Specific Allegations Against Directors
The court examined specific allegations presented by the plaintiffs, which indicated that a significant number of the directors faced potential liability due to their roles in the oversight of Veeco's operations. The plaintiffs argued that Braun's long tenure as CEO and his substantial financial ties to Veeco rendered him incapable of impartially considering any demand. The court recognized that Braun's financial interests, compounded by his status as a defendant in the ongoing securities fraud class action, created a substantial likelihood of personal liability, thus disqualifying him from independent decision-making. Additionally, the court considered the roles of the five Audit Committee members, who were alleged to have failed in their responsibilities to oversee Veeco's internal controls and compliance with export laws.

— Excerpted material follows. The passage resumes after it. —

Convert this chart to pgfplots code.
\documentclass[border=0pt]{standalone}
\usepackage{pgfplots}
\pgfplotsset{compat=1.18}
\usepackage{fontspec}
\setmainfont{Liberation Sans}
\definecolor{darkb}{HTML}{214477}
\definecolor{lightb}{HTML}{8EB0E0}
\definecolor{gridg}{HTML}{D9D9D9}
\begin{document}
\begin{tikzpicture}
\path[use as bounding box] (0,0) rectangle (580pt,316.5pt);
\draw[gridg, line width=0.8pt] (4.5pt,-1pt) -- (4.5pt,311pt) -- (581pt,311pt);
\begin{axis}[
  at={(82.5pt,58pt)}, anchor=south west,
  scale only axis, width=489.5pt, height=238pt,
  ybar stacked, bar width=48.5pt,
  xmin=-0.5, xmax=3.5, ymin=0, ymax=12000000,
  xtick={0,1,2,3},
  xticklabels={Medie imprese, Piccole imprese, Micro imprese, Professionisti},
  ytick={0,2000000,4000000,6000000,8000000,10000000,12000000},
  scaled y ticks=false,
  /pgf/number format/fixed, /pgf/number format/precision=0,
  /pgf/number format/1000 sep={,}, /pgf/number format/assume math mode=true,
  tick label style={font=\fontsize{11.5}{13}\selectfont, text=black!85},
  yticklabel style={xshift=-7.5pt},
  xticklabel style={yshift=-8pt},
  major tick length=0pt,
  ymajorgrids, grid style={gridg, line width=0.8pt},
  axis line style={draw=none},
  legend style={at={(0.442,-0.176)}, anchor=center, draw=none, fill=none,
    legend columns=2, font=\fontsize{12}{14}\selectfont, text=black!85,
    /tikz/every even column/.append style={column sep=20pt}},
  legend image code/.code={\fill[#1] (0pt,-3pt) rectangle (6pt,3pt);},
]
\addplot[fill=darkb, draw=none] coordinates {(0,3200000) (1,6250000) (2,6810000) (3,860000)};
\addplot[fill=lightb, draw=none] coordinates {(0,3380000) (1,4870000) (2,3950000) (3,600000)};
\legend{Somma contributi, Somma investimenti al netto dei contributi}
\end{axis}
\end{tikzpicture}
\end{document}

The plaintiffs claimed that these directors ignored significant "red flags" that indicated serious financial irregularities, which could expose them to liability due to their alleged recklessness. The court found that these allegations painted a compelling picture of negligence and possible misconduct, further reinforcing the notion that these directors could not objectively assess a demand to pursue litigation against themselves for their prior inaction.

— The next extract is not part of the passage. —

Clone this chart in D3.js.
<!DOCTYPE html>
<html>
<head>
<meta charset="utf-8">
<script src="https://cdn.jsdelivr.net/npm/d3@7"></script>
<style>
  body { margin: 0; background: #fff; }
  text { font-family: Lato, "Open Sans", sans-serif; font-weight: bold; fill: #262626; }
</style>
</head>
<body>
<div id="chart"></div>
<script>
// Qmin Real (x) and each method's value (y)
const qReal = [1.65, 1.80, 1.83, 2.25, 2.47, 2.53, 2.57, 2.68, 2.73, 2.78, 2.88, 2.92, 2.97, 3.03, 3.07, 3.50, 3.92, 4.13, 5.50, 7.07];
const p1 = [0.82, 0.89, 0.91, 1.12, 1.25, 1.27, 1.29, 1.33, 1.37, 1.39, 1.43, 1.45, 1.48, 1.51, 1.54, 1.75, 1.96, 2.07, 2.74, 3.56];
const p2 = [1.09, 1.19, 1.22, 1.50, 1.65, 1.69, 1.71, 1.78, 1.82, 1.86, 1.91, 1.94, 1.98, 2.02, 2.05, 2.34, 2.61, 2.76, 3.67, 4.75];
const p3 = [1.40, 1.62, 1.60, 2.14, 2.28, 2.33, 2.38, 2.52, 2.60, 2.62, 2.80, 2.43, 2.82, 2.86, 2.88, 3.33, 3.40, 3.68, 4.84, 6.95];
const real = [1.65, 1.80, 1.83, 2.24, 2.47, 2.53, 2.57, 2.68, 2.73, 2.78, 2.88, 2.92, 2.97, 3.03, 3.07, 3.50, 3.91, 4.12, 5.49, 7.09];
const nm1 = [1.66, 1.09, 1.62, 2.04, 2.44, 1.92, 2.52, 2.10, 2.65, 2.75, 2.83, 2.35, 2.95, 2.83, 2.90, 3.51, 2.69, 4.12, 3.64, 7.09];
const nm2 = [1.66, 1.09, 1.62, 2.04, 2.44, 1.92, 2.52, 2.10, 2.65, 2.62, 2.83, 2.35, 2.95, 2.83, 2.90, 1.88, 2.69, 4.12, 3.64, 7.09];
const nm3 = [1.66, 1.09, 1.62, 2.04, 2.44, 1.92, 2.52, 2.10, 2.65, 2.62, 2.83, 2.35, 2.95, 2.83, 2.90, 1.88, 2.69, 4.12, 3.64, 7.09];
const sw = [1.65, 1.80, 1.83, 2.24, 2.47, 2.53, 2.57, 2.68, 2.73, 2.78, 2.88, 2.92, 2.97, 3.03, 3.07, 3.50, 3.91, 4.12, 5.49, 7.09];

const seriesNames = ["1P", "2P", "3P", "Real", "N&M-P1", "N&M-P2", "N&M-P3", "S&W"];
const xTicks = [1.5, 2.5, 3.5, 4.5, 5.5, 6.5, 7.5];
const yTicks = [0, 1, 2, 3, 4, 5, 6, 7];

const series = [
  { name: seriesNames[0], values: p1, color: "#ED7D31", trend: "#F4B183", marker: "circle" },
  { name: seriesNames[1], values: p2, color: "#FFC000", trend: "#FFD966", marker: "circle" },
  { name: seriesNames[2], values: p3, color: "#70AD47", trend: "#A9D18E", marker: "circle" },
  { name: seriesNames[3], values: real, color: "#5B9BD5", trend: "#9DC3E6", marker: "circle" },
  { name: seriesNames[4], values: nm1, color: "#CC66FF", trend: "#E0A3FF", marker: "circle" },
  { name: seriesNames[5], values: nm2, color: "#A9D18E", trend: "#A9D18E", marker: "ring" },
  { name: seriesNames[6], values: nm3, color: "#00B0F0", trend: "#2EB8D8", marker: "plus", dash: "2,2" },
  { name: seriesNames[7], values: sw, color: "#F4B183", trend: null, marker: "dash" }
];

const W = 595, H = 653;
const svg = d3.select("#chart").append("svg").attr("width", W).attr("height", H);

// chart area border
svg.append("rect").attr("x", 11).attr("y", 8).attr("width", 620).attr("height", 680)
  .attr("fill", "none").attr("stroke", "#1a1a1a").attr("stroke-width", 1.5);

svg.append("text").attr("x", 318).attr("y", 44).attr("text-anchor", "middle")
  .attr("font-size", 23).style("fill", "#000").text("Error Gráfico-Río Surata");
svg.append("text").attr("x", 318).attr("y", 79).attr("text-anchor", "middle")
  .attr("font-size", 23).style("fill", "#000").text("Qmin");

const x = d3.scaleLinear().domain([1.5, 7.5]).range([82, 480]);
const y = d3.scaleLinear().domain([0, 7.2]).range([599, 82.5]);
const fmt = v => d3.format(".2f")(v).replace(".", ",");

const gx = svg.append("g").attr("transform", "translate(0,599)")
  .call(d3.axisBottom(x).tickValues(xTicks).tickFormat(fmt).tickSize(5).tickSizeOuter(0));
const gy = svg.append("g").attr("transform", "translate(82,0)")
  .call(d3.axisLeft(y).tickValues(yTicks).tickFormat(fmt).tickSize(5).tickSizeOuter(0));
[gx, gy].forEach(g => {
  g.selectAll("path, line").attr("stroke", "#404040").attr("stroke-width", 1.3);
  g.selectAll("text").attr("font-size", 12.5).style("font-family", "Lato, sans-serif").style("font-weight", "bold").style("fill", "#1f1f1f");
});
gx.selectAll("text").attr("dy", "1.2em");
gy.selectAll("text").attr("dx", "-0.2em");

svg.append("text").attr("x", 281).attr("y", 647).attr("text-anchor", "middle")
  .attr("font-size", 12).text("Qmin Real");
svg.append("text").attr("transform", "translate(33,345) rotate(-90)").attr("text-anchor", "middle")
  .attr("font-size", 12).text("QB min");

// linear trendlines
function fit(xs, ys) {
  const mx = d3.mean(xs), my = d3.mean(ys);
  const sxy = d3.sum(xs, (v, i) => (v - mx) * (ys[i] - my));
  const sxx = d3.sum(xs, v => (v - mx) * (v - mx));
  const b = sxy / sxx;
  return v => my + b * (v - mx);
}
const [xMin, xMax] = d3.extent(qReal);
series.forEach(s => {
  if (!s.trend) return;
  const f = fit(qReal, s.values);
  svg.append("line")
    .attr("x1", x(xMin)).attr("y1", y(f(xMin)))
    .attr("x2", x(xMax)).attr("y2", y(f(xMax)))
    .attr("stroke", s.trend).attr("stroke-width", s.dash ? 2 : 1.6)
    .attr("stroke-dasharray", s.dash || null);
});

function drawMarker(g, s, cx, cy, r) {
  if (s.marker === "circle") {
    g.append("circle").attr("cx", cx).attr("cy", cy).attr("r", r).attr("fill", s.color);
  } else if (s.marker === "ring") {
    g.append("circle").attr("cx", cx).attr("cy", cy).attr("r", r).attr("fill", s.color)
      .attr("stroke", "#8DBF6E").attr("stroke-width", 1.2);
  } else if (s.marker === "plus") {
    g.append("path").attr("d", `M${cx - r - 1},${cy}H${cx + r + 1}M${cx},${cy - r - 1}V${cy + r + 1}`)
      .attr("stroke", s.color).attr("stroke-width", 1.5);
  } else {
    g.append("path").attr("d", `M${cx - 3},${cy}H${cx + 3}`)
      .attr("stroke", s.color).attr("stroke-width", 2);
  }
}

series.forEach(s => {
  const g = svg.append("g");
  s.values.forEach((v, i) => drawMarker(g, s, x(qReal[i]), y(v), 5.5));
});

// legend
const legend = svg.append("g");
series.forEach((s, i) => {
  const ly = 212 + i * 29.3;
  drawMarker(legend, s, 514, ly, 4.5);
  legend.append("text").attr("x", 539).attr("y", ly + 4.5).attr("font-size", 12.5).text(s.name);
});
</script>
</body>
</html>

Court's Conclusion on Demand Excusal
In concluding its analysis, the court determined that the plaintiffs had met their burden of establishing that a majority of Veeco's board members were not disinterested and independent. The court highlighted that the combination of Braun's potential liability as a named defendant and the Audit Committee members' alleged failures to exercise oversight created a compelling case for excusing the demand requirement. The court noted that the allegations indicated a pattern of negligence that could expose the directors to significant personal liability, which further undermined their independence. As a result, the court denied the defendants' motion to dismiss the consolidated derivative actions, allowing the case to proceed. This decision underscored the court's recognition of the importance of protecting shareholders' rights to bring derivative actions when board members are unable to act in the corporation's best interests due to conflicts of interest or potential liability. Therefore, the court's ruling emphasized the principle that when a board is compromised, shareholders may bypass the demand requirement to seek justice on behalf of the corporation.